UMSL business students Nicole Rushlow (left) and Nesmira Muratovic (right) and Elizabeth Vining, international business coordinator at UMSL

UMSL business students Nicole Rushlow (left) and Nesmira Muratovic (right) studied international business abroad this summer in Bremen, Germany, with Elizabeth Vining, assistant teaching professor and international business coordinator.

Nicole Rushlow, a senior business administration major at the University of Missouri–St. Louis, got down to business this summer in Bremen, Germany, as part of the UMSL Study Abroad program.

“I have always wanted to travel, so it’s a good thing I’m studying international business,” Rushlow said.

She was one of 16 UMSL students who attended classes this summer at Hochschule Bremen, a partner school with UMSL. Elizabeth Vining, assistant teaching professor and international business coordinator, and Joseph Rottman, international business director, headed the program.
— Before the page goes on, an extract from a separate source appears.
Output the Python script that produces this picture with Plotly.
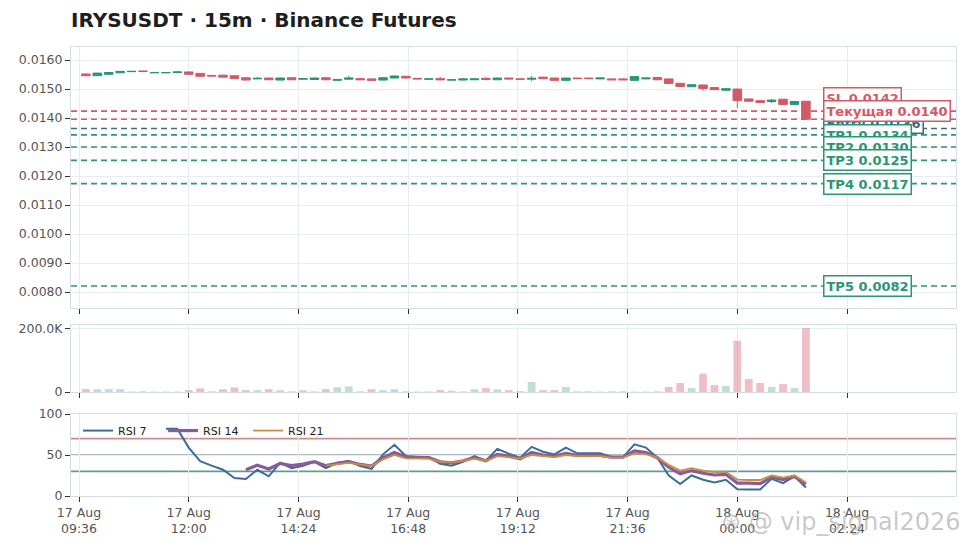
import pandas as pd
import plotly.graph_objects as go

# 15m candles, 17 Aug 09:45 -> 18 Aug 01:30
times = pd.date_range("2025-08-17 09:45", periods=64, freq="15min")

opens = [0.01552, 0.01546, 0.01551, 0.01556, 0.01560, 0.01562, 0.01556, 0.01556,
         0.01557, 0.01559, 0.01554, 0.01547, 0.01548, 0.01546, 0.01539, 0.01535,
         0.01538, 0.01531, 0.01539, 0.01534, 0.01533, 0.01539, 0.01530, 0.01534,
         0.01536, 0.01535, 0.01531, 0.01538, 0.01544, 0.01537, 0.01534, 0.01536,
         0.01531, 0.01531, 0.01532, 0.01537, 0.01532, 0.01538, 0.01535, 0.01534,
         0.01541, 0.01538, 0.01530, 0.01538, 0.01538, 0.01535, 0.01535, 0.01535,
         0.01530, 0.01535, 0.01540, 0.01535, 0.01520, 0.01508, 0.01514, 0.01505,
         0.01496, 0.01500, 0.01466, 0.01460, 0.01457, 0.01465, 0.01447, 0.01458]
highs = [0.01553, 0.01556, 0.01558, 0.01562, 0.01562, 0.01563, 0.01558, 0.01558,
         0.01561, 0.01560, 0.01555, 0.01548, 0.01549, 0.01547, 0.01540, 0.01542,
         0.01539, 0.01539, 0.01540, 0.01537, 0.01539, 0.01540, 0.01535, 0.01546,
         0.01537, 0.01536, 0.01540, 0.01547, 0.01545, 0.01538, 0.01536, 0.01542,
         0.01533, 0.01536, 0.01536, 0.01542, 0.01539, 0.01539, 0.01536, 0.01545,
         0.01542, 0.01539, 0.01539, 0.01539, 0.01539, 0.01539, 0.01536, 0.01538,
         0.01544, 0.01539, 0.01541, 0.01536, 0.01521, 0.01516, 0.01515, 0.01506,
         0.01503, 0.01501, 0.01467, 0.01461, 0.01465, 0.01466, 0.01458, 0.01459]
lows = [0.01545, 0.01545, 0.01549, 0.01555, 0.01559, 0.01560, 0.01555, 0.01555,
        0.01556, 0.01550, 0.01543, 0.01544, 0.01540, 0.01535, 0.01530, 0.01534,
        0.01531, 0.01530, 0.01531, 0.01533, 0.01532, 0.01531, 0.01528, 0.01533,
        0.01531, 0.01529, 0.01530, 0.01537, 0.01537, 0.01534, 0.01533, 0.01530,
        0.01530, 0.01530, 0.01531, 0.01530, 0.01531, 0.01534, 0.01533, 0.01528,
        0.01535, 0.01529, 0.01529, 0.01535, 0.01535, 0.01534, 0.01531, 0.01531,
        0.01529, 0.01534, 0.01531, 0.01518, 0.01508, 0.01507, 0.01494, 0.01497,
        0.01495, 0.01434, 0.01457, 0.01453, 0.01452, 0.01446, 0.01446, 0.01394]
closes = [0.01546, 0.01555, 0.01557, 0.01561, 0.01561, 0.01561, 0.01557, 0.01557,
          0.01559, 0.01551, 0.01544, 0.01545, 0.01541, 0.01536, 0.01531, 0.01537,
          0.01532, 0.01538, 0.01532, 0.01536, 0.01538, 0.01532, 0.01533, 0.01538,
          0.01532, 0.01530, 0.01539, 0.01545, 0.01538, 0.01535, 0.01535, 0.01532,
          0.01532, 0.01535, 0.01535, 0.01533, 0.01538, 0.01535, 0.01534, 0.01537,
          0.01536, 0.01530, 0.01538, 0.01536, 0.01536, 0.01538, 0.01532, 0.01532,
          0.01543, 0.01538, 0.01532, 0.01519, 0.01509, 0.01515, 0.01502, 0.01498,
          0.01501, 0.01460, 0.01458, 0.01454, 0.01462, 0.01447, 0.01457, 0.01396]

volumes = [9500, 9000, 9000, 9000, 1500, 2000, 1500, 1500, 1500, 6000, 11500, 2000,
           9000, 15000, 6000, 6000, 9000, 6000, 2000, 6000, 2000, 9000, 15000, 18000,
           2000, 9000, 6000, 9000, 2000, 1500, 2000, 6000, 4000, 2000, 9000, 12500,
           8000, 6000, 2500, 31500, 6000, 6000, 16000, 2000, 2000, 1500, 2000, 2000,
           1500, 1500, 2000, 16000, 28500, 12500, 58000, 22000, 19000, 162000, 41000,
           28500, 16000, 25000, 12500, 202000]

rsi7 = [None] * 7 + [82, 82, 59, 42.5, 37, 32, 22, 20.7, 32, 24, 40.5, 34, 37, 41.7,
                     34, 40.5, 42.5, 36.4, 33, 50.8, 62.4, 48.7, 47.5, 47.5, 39.3, 37,
                     41.7, 48.7, 43, 57.5, 51.7, 46.7, 59.9, 54, 50.8, 59, 52, 52, 52,
                     47.5, 47.5, 63, 59, 46.7, 25, 14.5, 25, 19.8, 16.5, 19.8, 8.3, 8,
                     8, 21, 15.7, 24, 10.3]
rsi14 = [None] * 14 + [32, 37.6, 33, 39.7, 37, 39, 42, 37, 40, 42, 38.5, 36.4, 46.7,
                       53, 47.5, 46.7, 46.7, 41.7, 40.5, 43, 46.7, 43, 50.8, 48.7, 45.5,
                       53, 50, 48.7, 52, 49.6, 49.6, 49.6, 47.5, 47.5, 55, 53, 46.7, 35,
                       27, 31, 27.7, 25.6, 26.4, 15.7, 15.7, 15, 23, 20, 24, 14.5]
rsi21 = [None] * 21 + [37, 39, 40.5, 38.5, 36.5, 44.6, 50, 46, 45.5, 45.5, 41.7, 41,
                       43, 45.5, 43, 48.7, 47.5, 45.5, 50, 48.7, 47.5, 50, 48.7, 48.7,
                       48.7, 46.7, 46.7, 52, 51, 47, 38, 31, 34, 31, 29, 29.5, 20, 19.5,
                       19.5, 25, 22.5, 25, 16.5]

# signal levels
level_names = ["SL", "Текущая", "Entry", "TP1", "TP2", "TP3", "TP4", "TP5"]
level_values = [0.01424, closes[-1], 0.01364, 0.01342, 0.01300, 0.01254, 0.01174, 0.00821]

GREEN = "#2a9676"
RED = "#d25a66"
ENTRY = "#46687f"
GRID = "#e6ecf0"
FRAME = "#d6dee4"
FONT = "DejaVu Sans"

level_colors = {"SL": RED, "Текущая": RED, "Entry": ENTRY}

fig = go.Figure()

fig.add_trace(go.Candlestick(
    x=times, open=opens, high=highs, low=lows, close=closes,
    increasing=dict(line=dict(color=GREEN, width=1), fillcolor=GREEN),
    decreasing=dict(line=dict(color=RED, width=1), fillcolor=RED),
    whiskerwidth=0, showlegend=False, xaxis="x", yaxis="y",
))

vol_colors = ["rgba(42,150,118,0.3)" if c >= o else "rgba(210,90,102,0.38)"
              for o, c in zip(opens, closes)]
fig.add_trace(go.Bar(
    x=times, y=volumes, marker=dict(color=vol_colors, line=dict(width=0)),
    width=15 * 60 * 1000 * 0.68, showlegend=False, xaxis="x2", yaxis="y2",
))

for name, vals, col, w in [("RSI 7", rsi7, "#3b6e94", 2),
                           ("RSI 14", rsi14, "#8a5a9c", 3.2),
                           ("RSI 21", rsi21, "#c8903e", 1.8)]:
    fig.add_trace(go.Scatter(x=times, y=vals, mode="lines", name=name,
                             line=dict(color=col, width=w),
                             xaxis="x3", yaxis="y3"))

# RSI reference lines
for lvl, col in [(70, "#d38a8a"), (50, "#93a6ae"), (30, "#5f9e8f")]:
    fig.add_shape(type="line", xref="x3 domain", yref="y3", x0=0, x1=1,
                  y0=lvl, y1=lvl, line=dict(color=col, width=1.6), layer="below")

# price levels: dashed lines + labels pushed apart so they don't overlap too much
order = sorted(range(len(level_values)), key=lambda k: level_values[k])
label_y = {}
prev = None
for k in order:
    y = level_values[k]
    if prev is not None and y < prev + 0.00042:
        y = prev + 0.00042
    label_y[k] = y
    prev = y

label_x = times[-1] + pd.Timedelta(minutes=22)
draw_order = [0, 2, 3, 4, 5, 6, 7, 1]
for k in draw_order:
    name = level_names[k]
    val = level_values[k]
    col = level_colors.get(name, GREEN)
    fig.add_shape(type="line", xref="x domain", yref="y", x0=0, x1=1,
                  y0=val, y1=val, line=dict(color=col, width=1.6, dash="6px,4px"))
for k in draw_order:
    name = level_names[k]
    col = level_colors.get(name, GREEN)
    fig.add_annotation(
        x=label_x, y=label_y[k], xref="x", yref="y",
        text=f"{name} {level_values[k]:.4f}", showarrow=False,
        xanchor="left", yanchor="middle",
        font=dict(family=FONT, size=13, color=col, weight="bold"),
        bgcolor="rgba(255,255,255,0.92)", bordercolor=col, borderwidth=1.5,
        borderpad=2,
    )

fig.add_annotation(
    x=1.008, y=-0.058, xref="paper", yref="paper", xanchor="right", yanchor="middle",
    text="⊛ @ vip_signal2026", showarrow=False,
    font=dict(family="DejaVu Sans", size=24, color="rgba(170,170,170,0.65)"),
)

tick_vals = pd.date_range("2025-08-17 09:36", periods=8, freq="144min")
tick_text = [t.strftime("%d %b<br>%H:%M") for t in tick_vals]
x_range = [pd.Timestamp("2025-08-17 09:25:30"), pd.Timestamp("2025-08-18 04:47")]

axis_common = dict(
    showgrid=True, gridcolor=GRID, gridwidth=1, zeroline=False,
    showline=True, linecolor=FRAME, linewidth=1, mirror=True,
    ticks="outside", ticklen=5, tickcolor="#333", tickwidth=1,
    tickfont=dict(family=FONT, size=12.5, color="#555"),
    automargin=False,
)

xaxis_common = dict(axis_common, type="date", range=x_range,
                    tickvals=tick_vals, ticktext=tick_text, rangeslider=dict(visible=False))

# the page body adds an 8px offset, so the figure is 8px smaller than the window
fig.update_layout(
    width=963, height=540,
    margin=dict(l=63, r=15, t=39, b=52),
    paper_bgcolor="white", plot_bgcolor="white",
    boxgap=0.25, boxgroupgap=0,
    title=dict(text="IRYSUSDT · 15m · Binance Futures", x=0.0654, xanchor="left",
               y=0.978, yanchor="middle",
               font=dict(family=FONT, size=20, color="#1e1e1e", weight="bold")),
    xaxis=dict(xaxis_common, domain=[0, 1], anchor="y", showticklabels=False),
    xaxis2=dict(xaxis_common, domain=[0, 1], anchor="y2", matches="x", showticklabels=False),
    xaxis3=dict(xaxis_common, domain=[0, 1], anchor="y3", matches="x"),
    yaxis=dict(axis_common, domain=[0.4187, 1], range=[0.00745, 0.01645],
               dtick=0.001, tick0=0.008, tickformat=".4f"),
    yaxis2=dict(axis_common, domain=[0.2316, 0.3808], range=[0, 212000],
                tickvals=[0, 200000], ticktext=["0", "200.0K"]),
    yaxis3=dict(axis_common, domain=[0, 0.1826], range=[0, 100],
                tickvals=[0, 50, 100]),
    legend=dict(orientation="h", x=0.008, y=0.178, xanchor="left", yanchor="top",
                bgcolor="rgba(0,0,0,0)", font=dict(family=FONT, size=11, color="#222"),
                itemwidth=30, entrywidth=40, tracegroupgap=0),
    showlegend=True,
)

fig.write_html("out.html")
Two classes ran from July 8 to Aug. 1: “Doing Business in the European Union” taught by Vining and “Information Systems 2800” taught by Rottman.

“I took assistant teaching professor Vining’s course,” Rushlow said. “For our final project we examined the outcomes and consequences of a local company conducting business from inside and outside the EU. That in-person experience is irreplaceable and can’t really be replicated in a classroom back home.”

Not only did Rushlow learn a great deal, but she also got herself a few credits closer to graduation this December. And the best part is that UMSL tuition prices translated over, so it didn’t cost any extra to study abroad, an experience that Vining deems essential.

“The more students are aware of the world they live in and how to conduct business in it effectively, the more successful they will be in their careers,” Vining said. “When a student is able to study abroad, he or she is able to experience firsthand and adapt naturally to cultural differences. Most students say studying abroad changes the way they look at the world and their place in it.”

When Rushlow wasn’t studying, she and her friends were able to take side trips. They visited Wolfsburg, Germany and Amsterdam, where they took canal tours of the city and saw the Anne Frank House. They also went to Cuxhaven, a German island in the North Sea only accessible on foot during low tide.

“It was amazing how the island transformed, and where there was once land, was now only sea,” Rushlow said. “Suddenly you were just surrounded by water. It was beautiful.”